🧪 Why property-based testing?
At Promyze, we’re convinced that methodologies such as Test-Driven Development (TDD) can really improve the quality of our code. But developers need relevant inputs to ensure our code answers a business requirement. Behavior-Driven Development or Example Mapping sessions help to generate concrete examples of the behavior of a feature. This clearly brings value for developers and allows them to start writing tests and business code.
However, our tests usually cover a restricted range of inputs that come from our examples. We assume they are representative enough for our tests. But what if we want to test edge cases? Or if we’re not sure that our test is representative?
This is where property-based testing comes in.
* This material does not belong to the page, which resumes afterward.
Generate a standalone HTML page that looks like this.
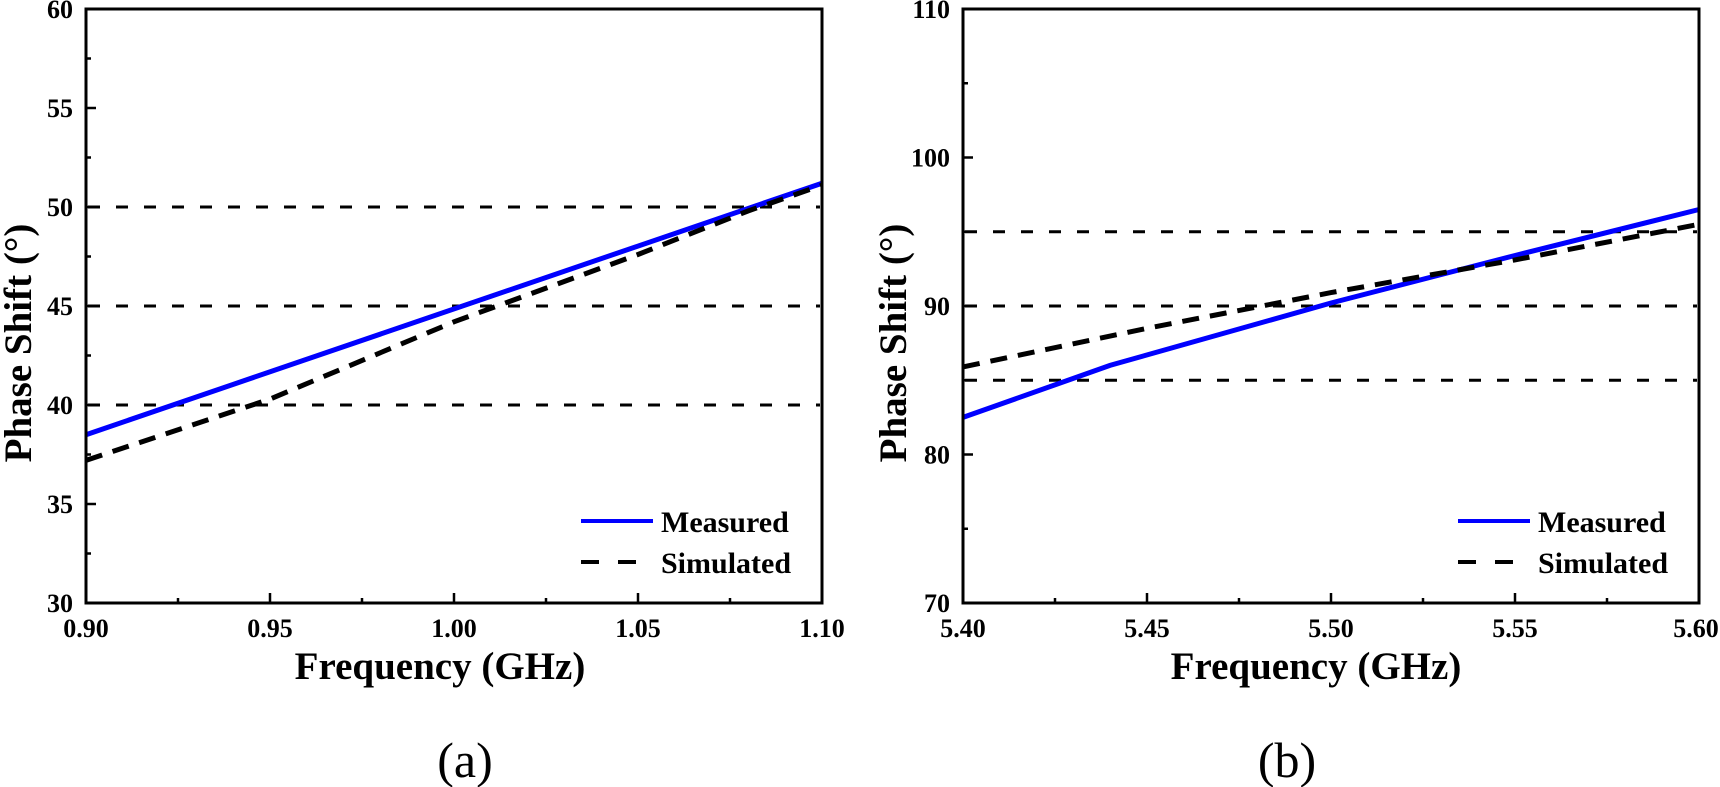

This post is a short intro to this concept.
❓ What is Property-Based Testing (PBT)?
Property-based testing aims to identify and test invariants: predicates that should be true, whatever the input data are. An invariant is a business rule that can be written as a predicate.
A PBT framework will generate random input data and check if the invariant is valid. If one single execution fails, this means the code under test may have some defects in its implementation. But the PBT framework will give you the input data, meaning you can reproduce the problem.
PBT is not something new, the first research studies on that topic are from 1994, from Fink & Levitt.
🎓 Illustration with a test case
Our platform Promyze is designed for best coding practices sharing. Users can merge two practices if they have the same intention. Each practice can have zero, one, or multiple categories. During a merge, categories of both practices should be merged into the target practice.